After filing, you should gather evidence to support your position. This could include pay stubs, bank statements, or emails that prove your eligibility or contradict the agency’s reason for the overpayment. The appeal often culminates in a hearing before an Administrative Law Judge (ALJ), where you can present your evidence, call witnesses, and explain why the determination is incorrect. The hearing is an opportunity to have your case reviewed by an impartial party.
Separate from an appeal is the option to apply for an overpayment waiver. An appeal disputes the existence of the debt, whereas a waiver acknowledges the debt but asks for it to be forgiven.

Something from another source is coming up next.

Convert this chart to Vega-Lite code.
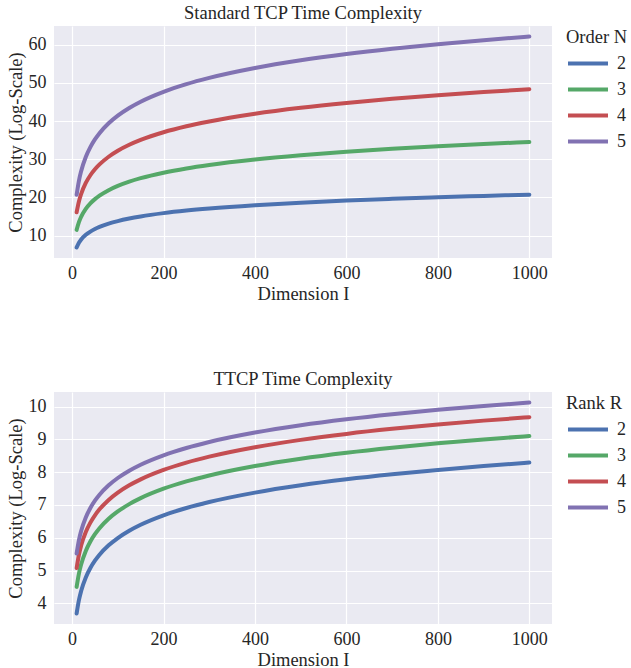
{
  "$schema": "https://vega.github.io/schema/vega-lite/v6.json",
  "padding": {"left": 6, "top": 3, "right": 0, "bottom": 0},
  "background": "white",
  "spacing": 66,
  "config": {
    "font": "Liberation Serif",
    "view": {"fill": "#EAEAF2", "stroke": null},
    "axis": {
      "domain": false, "ticks": false, "grid": true, "gridColor": "white", "gridWidth": 1.2,
      "labelFont": "Liberation Serif", "labelFontSize": 18, "labelColor": "#262626", "labelPadding": 8,
      "titleFont": "Liberation Serif", "titleFontSize": 18.5, "titleColor": "#262626", "titleFontWeight": "normal", "titlePadding": 3
    },
    "axisX": {"labelPadding": 6, "titlePadding": 2},
    "title": {"font": "Liberation Serif", "fontSize": 18.5, "fontWeight": "normal", "color": "#262626", "offset": 4},
    "legend": {
      "orient": "right", "offset": 12, "padding": 2,
      "titleFont": "Liberation Serif", "titleFontSize": 18.5, "titleFontWeight": "normal", "titleColor": "#262626", "titlePadding": 5,
      "labelFont": "Liberation Serif", "labelFontSize": 18, "labelColor": "#262626",
      "symbolType": "M-1,0H3", "symbolSize": 400, "symbolStrokeWidth": 4, "labelOffset": 27, "rowPadding": 5
    }
  },
  "datasets": {
    "tcp": [
      {"I":10,"y":6.908,"N":2},{"I":15,"y":8.124,"N":2},{"I":20,"y":8.987,"N":2},{"I":30,"y":10.204,"N":2},{"I":40,"y":11.067,"N":2},{"I":50,"y":11.736,"N":2},{"I":60,"y":12.283,"N":2},{"I":80,"y":13.146,"N":2},{"I":100,"y":13.816,"N":2},{"I":125,"y":14.485,"N":2},{"I":150,"y":15.032,"N":2},{"I":200,"y":15.895,"N":2},{"I":250,"y":16.564,"N":2},{"I":300,"y":17.111,"N":2},{"I":400,"y":17.974,"N":2},{"I":500,"y":18.644,"N":2},{"I":600,"y":19.191,"N":2},{"I":700,"y":19.653,"N":2},{"I":800,"y":20.054,"N":2},{"I":900,"y":20.407,"N":2},{"I":1000,"y":20.723,"N":2},
      {"I":10,"y":11.513,"N":3},{"I":15,"y":13.540,"N":3},{"I":20,"y":14.979,"N":3},{"I":30,"y":17.006,"N":3},{"I":40,"y":18.444,"N":3},{"I":50,"y":19.560,"N":3},{"I":60,"y":20.472,"N":3},{"I":80,"y":21.910,"N":3},{"I":100,"y":23.026,"N":3},{"I":125,"y":24.142,"N":3},{"I":150,"y":25.053,"N":3},{"I":200,"y":26.492,"N":3},{"I":250,"y":27.607,"N":3},{"I":300,"y":28.519,"N":3},{"I":400,"y":29.957,"N":3},{"I":500,"y":31.073,"N":3},{"I":600,"y":31.985,"N":3},{"I":700,"y":32.755,"N":3},{"I":800,"y":33.423,"N":3},{"I":900,"y":34.012,"N":3},{"I":1000,"y":34.539,"N":3},
      {"I":10,"y":16.118,"N":4},{"I":15,"y":18.956,"N":4},{"I":20,"y":20.970,"N":4},{"I":30,"y":23.808,"N":4},{"I":40,"y":25.822,"N":4},{"I":50,"y":27.384,"N":4},{"I":60,"y":28.660,"N":4},{"I":80,"y":30.674,"N":4},{"I":100,"y":32.236,"N":4},{"I":125,"y":33.798,"N":4},{"I":150,"y":35.074,"N":4},{"I":200,"y":37.088,"N":4},{"I":250,"y":38.650,"N":4},{"I":300,"y":39.926,"N":4},{"I":400,"y":41.940,"N":4},{"I":500,"y":43.502,"N":4},{"I":600,"y":44.779,"N":4},{"I":700,"y":45.858,"N":4},{"I":800,"y":46.792,"N":4},{"I":900,"y":47.617,"N":4},{"I":1000,"y":48.354,"N":4},
      {"I":10,"y":20.723,"N":5},{"I":15,"y":24.372,"N":5},{"I":20,"y":26.962,"N":5},{"I":30,"y":30.611,"N":5},{"I":40,"y":33.200,"N":5},{"I":50,"y":35.208,"N":5},{"I":60,"y":36.849,"N":5},{"I":80,"y":39.438,"N":5},{"I":100,"y":41.447,"N":5},{"I":125,"y":43.455,"N":5},{"I":150,"y":45.096,"N":5},{"I":200,"y":47.685,"N":5},{"I":250,"y":49.693,"N":5},{"I":300,"y":51.334,"N":5},{"I":400,"y":53.923,"N":5},{"I":500,"y":55.931,"N":5},{"I":600,"y":57.572,"N":5},{"I":700,"y":58.960,"N":5},{"I":800,"y":60.162,"N":5},{"I":900,"y":61.222,"N":5},{"I":1000,"y":62.170,"N":5}
    ],
    "ttcp": [
      {"I":10,"y":3.689,"R":2},{"I":15,"y":4.094,"R":2},{"I":20,"y":4.382,"R":2},{"I":30,"y":4.787,"R":2},{"I":40,"y":5.075,"R":2},{"I":50,"y":5.298,"R":2},{"I":60,"y":5.481,"R":2},{"I":80,"y":5.768,"R":2},{"I":100,"y":5.991,"R":2},{"I":125,"y":6.215,"R":2},{"I":150,"y":6.397,"R":2},{"I":200,"y":6.685,"R":2},{"I":250,"y":6.908,"R":2},{"I":300,"y":7.090,"R":2},{"I":400,"y":7.378,"R":2},{"I":500,"y":7.601,"R":2},{"I":600,"y":7.783,"R":2},{"I":700,"y":7.937,"R":2},{"I":800,"y":8.071,"R":2},{"I":900,"y":8.189,"R":2},{"I":1000,"y":8.294,"R":2},
      {"I":10,"y":4.500,"R":3},{"I":15,"y":4.905,"R":3},{"I":20,"y":5.193,"R":3},{"I":30,"y":5.598,"R":3},{"I":40,"y":5.886,"R":3},{"I":50,"y":6.109,"R":3},{"I":60,"y":6.292,"R":3},{"I":80,"y":6.579,"R":3},{"I":100,"y":6.802,"R":3},{"I":125,"y":7.026,"R":3},{"I":150,"y":7.208,"R":3},{"I":200,"y":7.496,"R":3},{"I":250,"y":7.719,"R":3},{"I":300,"y":7.901,"R":3},{"I":400,"y":8.189,"R":3},{"I":500,"y":8.412,"R":3},{"I":600,"y":8.594,"R":3},{"I":700,"y":8.748,"R":3},{"I":800,"y":8.882,"R":3},{"I":900,"y":9.000,"R":3},{"I":1000,"y":9.105,"R":3},
      {"I":10,"y":5.075,"R":4},{"I":15,"y":5.481,"R":4},{"I":20,"y":5.768,"R":4},{"I":30,"y":6.174,"R":4},{"I":40,"y":6.461,"R":4},{"I":50,"y":6.685,"R":4},{"I":60,"y":6.867,"R":4},{"I":80,"y":7.155,"R":4},{"I":100,"y":7.378,"R":4},{"I":125,"y":7.601,"R":4},{"I":150,"y":7.783,"R":4},{"I":200,"y":8.071,"R":4},{"I":250,"y":8.294,"R":4},{"I":300,"y":8.476,"R":4},{"I":400,"y":8.764,"R":4},{"I":500,"y":8.987,"R":4},{"I":600,"y":9.170,"R":4},{"I":700,"y":9.324,"R":4},{"I":800,"y":9.457,"R":4},{"I":900,"y":9.575,"R":4},{"I":1000,"y":9.680,"R":4},
      {"I":10,"y":5.521,"R":5},{"I":15,"y":5.927,"R":5},{"I":20,"y":6.215,"R":5},{"I":30,"y":6.620,"R":5},{"I":40,"y":6.908,"R":5},{"I":50,"y":7.131,"R":5},{"I":60,"y":7.313,"R":5},{"I":80,"y":7.601,"R":5},{"I":100,"y":7.824,"R":5},{"I":125,"y":8.047,"R":5},{"I":150,"y":8.230,"R":5},{"I":200,"y":8.517,"R":5},{"I":250,"y":8.740,"R":5},{"I":300,"y":8.923,"R":5},{"I":400,"y":9.210,"R":5},{"I":500,"y":9.434,"R":5},{"I":600,"y":9.616,"R":5},{"I":700,"y":9.770,"R":5},{"I":800,"y":9.904,"R":5},{"I":900,"y":10.021,"R":5},{"I":1000,"y":10.127,"R":5}
    ]
  },
  "resolve": {"scale": {"color": "independent", "x": "independent", "y": "independent"}, "legend": {"color": "independent"}},
  "vconcat": [
    {
      "title": "Standard TCP Time Complexity",
      "width": 498, "height": 232,
      "data": {"name": "tcp"},
      "mark": {"type": "line", "strokeWidth": 4, "strokeCap": "round", "interpolate": "monotone"},
      "encoding": {
        "x": {"field": "I", "type": "quantitative", "title": "Dimension I", "scale": {"domain": [-39.5, 1049.5], "nice": false, "zero": false}, "axis": {"values": [0, 200, 400, 600, 800, 1000], "format": "d"}},
        "y": {"field": "y", "type": "quantitative", "title": "Complexity (Log-Scale)", "scale": {"domain": [4.14, 64.93], "nice": false, "zero": false}, "axis": {"values": [10, 20, 30, 40, 50, 60], "format": "d"}},
        "color": {"field": "N", "type": "nominal", "title": "Order N", "scale": {"domain": [2, 3, 4, 5], "range": ["#4C72B0", "#55A868", "#C44E52", "#8172B2"]}}
      }
    },
    {
      "title": "TTCP Time Complexity",
      "width": 498, "height": 232,
      "data": {"name": "ttcp"},
      "mark": {"type": "line", "strokeWidth": 4, "strokeCap": "round", "interpolate": "monotone"},
      "encoding": {
        "x": {"field": "I", "type": "quantitative", "title": "Dimension I", "scale": {"domain": [-39.5, 1049.5], "nice": false, "zero": false}, "axis": {"values": [0, 200, 400, 600, 800, 1000], "format": "d"}},
        "y": {"field": "y", "type": "quantitative", "title": "Complexity (Log-Scale)", "scale": {"domain": [3.367, 10.449], "nice": false, "zero": false}, "axis": {"values": [4, 5, 6, 7, 8, 9, 10], "format": "d"}},
        "color": {"field": "R", "type": "nominal", "title": "Rank R", "scale": {"domain": [2, 3, 4, 5], "range": ["#4C72B0", "#55A868", "#C44E52", "#8172B2"]}}
      }
    }
  ]
}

This option is almost exclusively available for non-fraud overpayments where the overpayment was not your fault.
To qualify for a waiver, you must demonstrate two things: that the overpayment was not your fault and that repaying the debt would be “against equity and good conscience.” This legal standard often means you must prove that repayment would cause you significant financial hardship. The process involves submitting a separate application, which may require you to provide detailed financial information through a form like a Personal Financial Statement to prove your inability to pay.
Ignoring a finalized overpayment debt can lead to significant financial consequences. Once your appeal rights are exhausted and a waiver has not been granted, state agencies have several methods to collect the money owed. A common tool is the Treasury Offset Program (TOP), which allows the state to intercept your federal and state tax refunds to satisfy the debt.